Вы должны понимать, что я находился в той среде, в которой уважать и объективно понимать свою страну, своих лидеров очень неудобно, где каждое действие очень критически оценивается со стороны. Это не оппоненты, это люди, которые не только сделали шаг к предательству, это люди, которые хотят, чтобы каждый день было плохо в Украине. И то я с ними разговаривал, спорил, зная, что мое положение в тюрьме ухудшится, и мои аргументы ими воспринимались, они, конечно, соглашались, понимали объективность моих доводов.
Например, вспоминаю 2016 год, я год уже отсидел, новогодние праздники прошли, мне на этапе говорят: "Что там, тебе Народного Героя Украины дали?" (В ноябре 2015 года Ахтем Чийгоз получил орден Народного Героя Украины – украинскую негосударственную награду, - "Апостроф"). А я же не в курсе был. И я сказал, что если народ Украины считает так, для меня, крымского татарина, это высокая честь. Вы бы видели их лица!
Мне писали дети, простые люди со всего мира. И, конечно, мне это давало поддержку. Я читал своих соотечественников, своих братьев из Украины, мне дети писали из Львова. Один мальчик писал (я обязательно поеду во Львов, я найду этого мальчика): "Дядя Ахтем, я вынужден писать по-русски". О семье своей писал, о том, что он гордится мной. И пишет в конце: "Если я сделал ошибки, то простите меня". А я ему через жену ответ даю: "По-русски можешь писать с ошибками, главное – на своем языке ошибки не делать". Это же письма, которые я получил спустя год-полтора. Сначала в тюрьме мои письма стопками лежали в оперчасти, а мне их не давали. И тогда мне начали писать на Меджлис, а адвокаты мне передавали. Но последние письма за 3-4 месяца до неожиданного вызволения мне принесли с отметкой "проверено". И там были письма, в том числе из России – Саратов, Рязань. Русские люди выражали мне поддержку, просили извинения за то, что их власть поступила бессовестно, захватив часть Украины и устроив такое против крымских татар здесь, в Крыму.
- Как вы думаете, эти люди пострадали? Их же письма прочитали.

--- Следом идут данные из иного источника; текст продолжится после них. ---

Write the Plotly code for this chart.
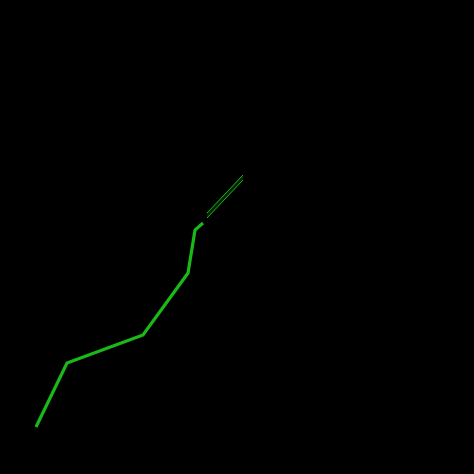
import plotly.graph_objects as go

# observed path (solid)
x_obs = [36, 67, 143, 188, 195, 203]
y_obs = [47, 111, 139, 201, 244, 251]

# projected band (thin outlined)
x_band = [207, 243]
y_band_hi = [261, 299]
y_band_lo = [256, 294]

green = "rgb(25,185,25)"

fig = go.Figure()
fig.add_trace(go.Scatter(x=x_obs, y=y_obs, mode="lines",
                         line=dict(color=green, width=3.2), hoverinfo="skip"))
fig.add_trace(go.Scatter(x=x_band, y=y_band_lo, mode="lines",
                         line=dict(color=green, width=1), hoverinfo="skip"))
fig.add_trace(go.Scatter(x=x_band, y=y_band_hi, mode="lines",
                         line=dict(color=green, width=1), fill="tonexty",
                         fillcolor="rgba(25,185,25,0.2)", hoverinfo="skip"))

fig.update_layout(
    width=474, height=474,
    margin=dict(l=0, r=0, t=0, b=0),
    paper_bgcolor="black", plot_bgcolor="black",
    showlegend=False,
    xaxis=dict(range=[0, 474], visible=False, fixedrange=True),
    yaxis=dict(range=[0, 474], visible=False, fixedrange=True),
)

# page has a default 8px body margin; drop it so the chart fills the window
fig.write_html("out.html", config={"displayModeBar": False},
               post_script="document.body.style.margin='0';document.body.style.background='black';")
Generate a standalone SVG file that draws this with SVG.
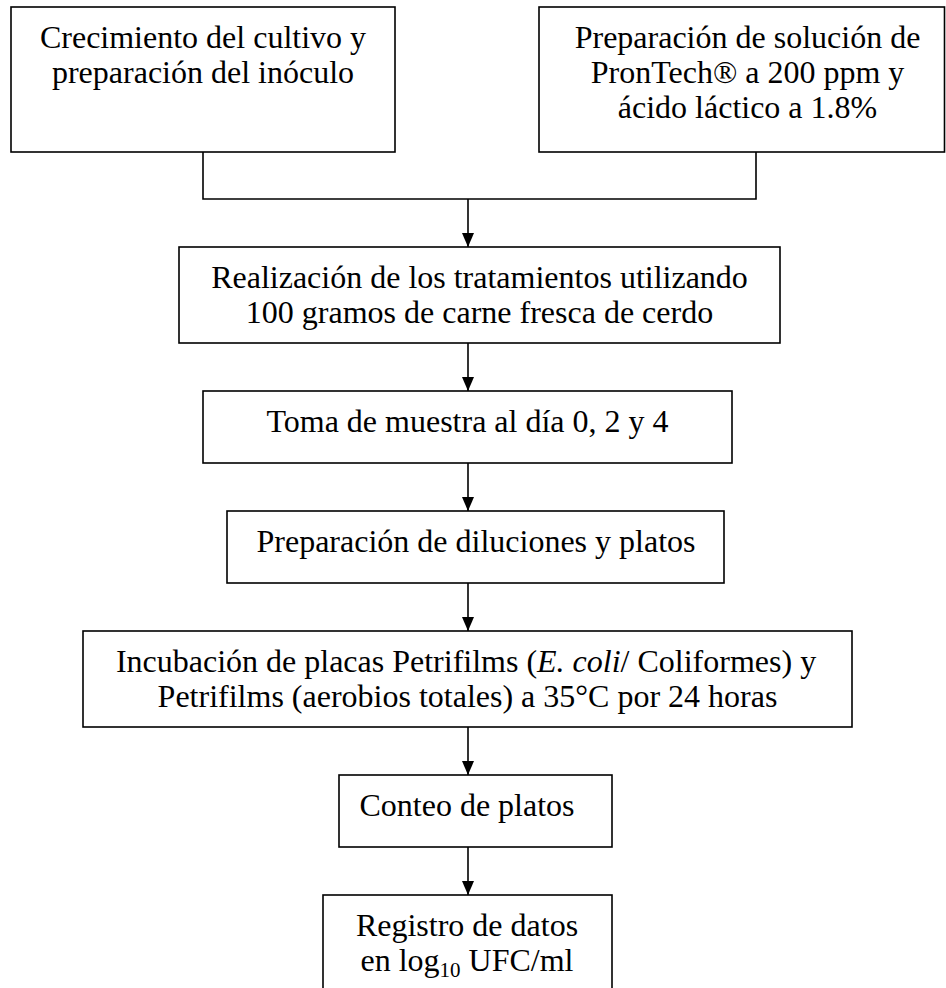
<svg xmlns="http://www.w3.org/2000/svg" width="946" height="988" viewBox="0 0 946 988">
<style>
.box{fill:#fff;stroke:#000;stroke-width:1.6}
.t{font-family:"Liberation Serif","Times New Roman",serif;font-size:32px;fill:#000;text-anchor:middle}
.c{fill:none;stroke:#000;stroke-width:1.6}
</style>
<defs>
<marker id="ah" markerWidth="14" markerHeight="12" refX="14" refY="6" orient="auto" markerUnits="userSpaceOnUse" viewBox="0 0 14 12">
<path d="M0,0 L14,6 L0,12 Z" fill="#000"/>
</marker>
</defs>
<rect width="946" height="988" fill="#fff"/>
<g id="n1">
<rect class="box" x="11" y="7" width="384" height="145"/>
<text class="t" x="203" y="48">Crecimiento del cultivo y</text>
<text class="t" x="203" y="83">preparación del inóculo</text>
</g>
<g id="n2">
<rect class="box" x="539" y="7" width="405.5" height="145"/>
<text class="t" x="747.5" y="48">Preparación de solución de</text>
<text class="t" x="747.5" y="83">PronTech® a 200 ppm y</text>
<text class="t" x="747.5" y="118">ácido láctico a 1.8%</text>
</g>
<g id="n3">
<rect class="box" x="179" y="247" width="601" height="96"/>
<text class="t" x="479.5" y="288">Realización de los tratamientos utilizando</text>
<text class="t" x="479.5" y="323">100 gramos de carne fresca de cerdo</text>
</g>
<g id="n4">
<rect class="box" x="203" y="391" width="529" height="72"/>
<text class="t" x="467.5" y="432">Toma de muestra al día 0, 2 y 4</text>
</g>
<g id="n5">
<rect class="box" x="227" y="511" width="497" height="72"/>
<text class="t" x="476" y="552">Preparación de diluciones y platos</text>
</g>
<g id="n6">
<rect class="box" x="83" y="631" width="769" height="96"/>
<text class="t" x="466" y="672">Incubación de placas Petrifilms (<tspan font-style="italic">E. coli</tspan>/ Coliformes) y</text>
<text class="t" x="467.5" y="707">Petrifilms (aerobios totales) a 35°C por 24 horas</text>
</g>
<g id="n7">
<rect class="box" x="339" y="775" width="273" height="72"/>
<text class="t" x="467" y="816">Conteo de platos</text>
</g>
<g id="n8">
<rect class="box" x="323" y="895" width="289" height="100"/>
<text class="t" x="467" y="936">Registro de datos</text>
<text class="t" x="467" y="971">en log<tspan font-size="21" dy="6">10</tspan><tspan dy="-6"> UFC/ml</tspan></text>
</g>
<g id="connectors">
<path class="c" d="M203,152 V199 H756 V152"/>
<path class="c" d="M468,199 V247" marker-end="url(#ah)"/>
<path class="c" d="M468,343 V391" marker-end="url(#ah)"/>
<path class="c" d="M468,463 V511" marker-end="url(#ah)"/>
<path class="c" d="M468,583 V631" marker-end="url(#ah)"/>
<path class="c" d="M468,727 V775" marker-end="url(#ah)"/>
<path class="c" d="M468,847 V895" marker-end="url(#ah)"/>
</g>
</svg>
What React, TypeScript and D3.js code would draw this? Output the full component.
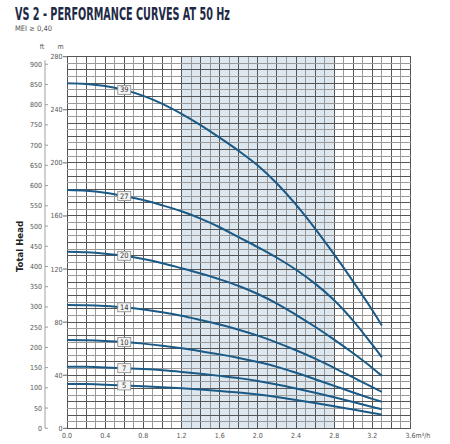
import React from "react";
import * as d3 from "d3";

// flow points (m3/h) at which the curves were read
const flow = [0, 0.2, 0.4, 0.6, 0.8, 1.0, 1.2, 1.4, 1.6, 1.8, 2.0, 2.2, 2.4, 2.6, 2.8, 3.0, 3.2, 3.3];

const head39 = [260, 259.5, 258, 255, 250.5, 244.5, 237, 228.5, 219, 209, 198, 184.5, 168.5, 150.5, 131, 110.5, 89, 77.5];
const head27 = [179.5, 179, 177.5, 175, 172, 168, 163.5, 158, 151.5, 144, 136.5, 128.5, 119.5, 109, 96.5, 81, 63, 53.5];
const head20 = [133, 132.6, 131.6, 130, 127.6, 124.4, 120.6, 116.6, 112.2, 107.2, 101.2, 94, 85.5, 76.5, 66.8, 56.5, 45.5, 39.5];
const head14 = [93, 92.8, 92.2, 91.2, 89.6, 87.4, 84.8, 81.6, 78.2, 74.3, 69.8, 64.6, 58.8, 52.5, 45.6, 38.3, 31, 27.5];
const head10 = [66.5, 66.3, 65.8, 65, 63.8, 62.2, 60.3, 58.1, 55.7, 53, 49.9, 46.3, 41.8, 37, 32, 27, 22.2, 20];
const head7 = [46.4, 46.3, 45.9, 45.3, 44.6, 43.7, 42.5, 41.1, 39.5, 37.8, 35.6, 33, 30, 26.8, 23.4, 19.8, 16.1, 14.3];
const head5 = [33.4, 33.3, 32.9, 32.3, 31.7, 31, 30.2, 29.2, 28.1, 26.9, 25.4, 23.5, 21.3, 19, 16.6, 14.1, 11.6, 10.3];

const stages = ["39", "27", "20", "14", "10", "7", "5"];
const heads = [head39, head27, head20, head14, head10, head7, head5];

const xTicks = [0, 0.4, 0.8, 1.2, 1.6, 2.0, 2.4, 2.8, 3.2, 3.6];
const mTicks = [0, 40, 80, 120, 160, 200, 240, 280];
const ftTicks = d3.range(0, 901, 50);
const band = [1.2, 2.8];
const labelFlow = 0.6;

const width = 450;
const height = 444;
const marginLeft = 67;
const marginRight = 39.5;
const marginTop = 56.7;
const marginBottom = 15.7;

const FT_PER_M = 3.28084;
const lineColor = "#1b5a86";
const textGray = "#555";
const font = "'DejaVu Sans Condensed', 'DejaVu Sans', sans-serif";

export default function App() {
  const x = d3.scaleLinear().domain([0, 3.6]).range([marginLeft, width - marginRight]);
  const y = d3.scaleLinear().domain([0, 280]).range([height - marginBottom, marginTop]);

  const line = d3
    .line<number>()
    .x((_, i) => x(flow[i]))
    .y((d) => y(d))
    .curve(d3.curveCatmullRom);

  const vLines = d3.range(0, 37).map((i) => i / 10);
  const hLines = d3.range(0, 57).map((i) => i * 5);

  const x0 = x(0);
  const x1 = x(3.6);
  const y0 = y(0);
  const y1 = y(280);
  const ftAxisX = 45;

  return (
    <svg width={width} height={height} style={{ position: "absolute", left: 0, top: 0 }}>
      <rect width={width} height={height} fill="#fff" />

      <text
        x={15}
        y={20}
        fontFamily={font}
        fontWeight="bold"
        fontSize={18}
        fill="#1e2a45"
        textLength={215}
        lengthAdjust="spacingAndGlyphs"
      >
        VS 2 - PERFORMANCE CURVES AT 50 Hz
      </text>
      <text x={15} y={31} fontFamily={font} fontSize={7.5} fill={textGray}>
        MEI ≥ 0,40
      </text>

      {/* shaded operating band */}
      <rect x={x(band[0])} y={y1} width={x(band[1]) - x(band[0])} height={y0 - y1} fill="#dce7f0" />

      {/* grid */}
      <g shapeRendering="crispEdges">
        {vLines.map((v, i) => (
          <line
            key={"v" + i}
            x1={x(v)}
            x2={x(v)}
            y1={y1}
            y2={y0}
            stroke={i % 2 === 0 ? "#555" : "#999"}
            strokeWidth={1}
          />
        ))}
        {hLines.map((h, i) => (
          <line
            key={"h" + i}
            x1={x0}
            x2={x1}
            y1={y(h)}
            y2={y(h)}
            stroke={i % 2 === 0 ? "#555" : "#999"}
            strokeWidth={1}
          />
        ))}
      </g>

      {/* curves */}
      {heads.map((h, i) => (
        <path key={stages[i]} d={line(h) as string} fill="none" stroke={lineColor} strokeWidth={2} />
      ))}

      {/* stage labels */}
      {heads.map((h, i) => {
        const li = flow.indexOf(labelFlow);
        const cx = x(labelFlow);
        const cy = y(h[li]);
        return (
          <g key={"lab" + stages[i]}>
            <rect x={cx - 6.5} y={cy - 4.5} width={13} height={9} fill="#f4f4f4" stroke="#888" strokeWidth={0.8} />
            <text x={cx} y={cy + 2.6} textAnchor="middle" fontFamily={font} fontSize={7.5} fill="#333">
              {stages[i]}
            </text>
          </g>
        );
      })}

      {/* x axis labels */}
      {xTicks.map((t) => (
        <text key={"xt" + t} x={x(t)} y={y0 + 10} textAnchor="middle" fontFamily={font} fontSize={7} fill={textGray}>
          {t.toFixed(1)}
        </text>
      ))}
      <text x={x1 + 5} y={y0 + 10} fontFamily={font} fontSize={7} fill={textGray}>
        m³/h
      </text>

      {/* m axis */}
      {mTicks.map((t) => (
        <g key={"m" + t}>
          <line x1={x0 - 4} x2={x0} y1={y(t)} y2={y(t)} stroke="#666" />
          <text x={x0 - 4.5} y={y(t) + 2.5} textAnchor="end" fontFamily={font} fontSize={7} fill={textGray}>
            {t}
          </text>
        </g>
      ))}
      <text x={60.5} y={49} textAnchor="middle" fontFamily={font} fontSize={7} fill={textGray}>
        m
      </text>

      {/* ft axis */}
      <line x1={ftAxisX} x2={ftAxisX} y1={y(900 / FT_PER_M) - 4} y2={y0} stroke="#888" strokeWidth={0.8} />
      {ftTicks.map((t) => (
        <g key={"ft" + t}>
          <line x1={ftAxisX} x2={ftAxisX + 3} y1={y(t / FT_PER_M)} y2={y(t / FT_PER_M)} stroke="#888" strokeWidth={0.8} />
          <text
            x={ftAxisX - 3}
            y={y(t / FT_PER_M) + 2.5}
            textAnchor="end"
            fontFamily={font}
            fontSize={7}
            fill={textGray}
          >
            {t}
          </text>
        </g>
      ))}
      <text x={42} y={49} textAnchor="middle" fontFamily={font} fontSize={7} fill={textGray}>
        ft
      </text>

      <text
        transform={`translate(23,${(y0 + y1) / 2 + 4}) rotate(-90)`}
        textAnchor="middle"
        fontFamily={font}
        fontWeight="bold"
        fontSize={9.5}
        fill="#222"
      >
        Total Head
      </text>
    </svg>
  );
}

- Дело не в этом! Дело в том, что мне дали эти письма. Я до сих пор ответа не могу найти, почему. Единственное, может быть, кто-то из сотрудников понимал, что, сидя в таких жестких условиях, ряд осужденных проявляют принципиальную позицию. Тот, кто своим интеллектом, своим характером, силой духа может стоять на своей позиции, всегда будет уважаем, даже среди врагов. Только такое у меня объяснение, почему мне за несколько месяцев вернули письма.
- Хотелось бы вернуться к вашей встрече с Куртом Волкером. Говорили ли вы об освобождении других политзаключенных?
- По политзаключенным первая встреча была у Эрдогана. Мы его поблагодарили, и я сразу сказал, что будет очень правильным и символичным, если он примет меры, проведет переговоры по освобождению [украинского режиссера Олега] Сенцова. Я его видел всего один-два раза в самом начале, когда меня посадили. Тогда жесткие условия были. Этот, как у нас говорят, пацан достоин уважения.
- Вы думаете, что у Эрдогана получится договориться с Путиным?
- Ничего невозможного нет. Я и мой народ убедились в этом после моего освобождения. Никто не ждал этого, и вообще я уже подготовил сумку на этап в Сибирь. Все считали, что я сяду - и надолго. ФСБшники мне говорили: "Будешь из "красной" тюрьмы в "красную" двигаться по всей стране ("красная тюрьма" – тюрьма с более жестким отношением к заключенным, – "Апостроф"). И еще не факт, что восемь лет отсидишь – и выйдешь". Я знал, что это были не угрозы, это принцип их действий. Когда они это говорили, я просто знал, что так и будет, значит, так решено.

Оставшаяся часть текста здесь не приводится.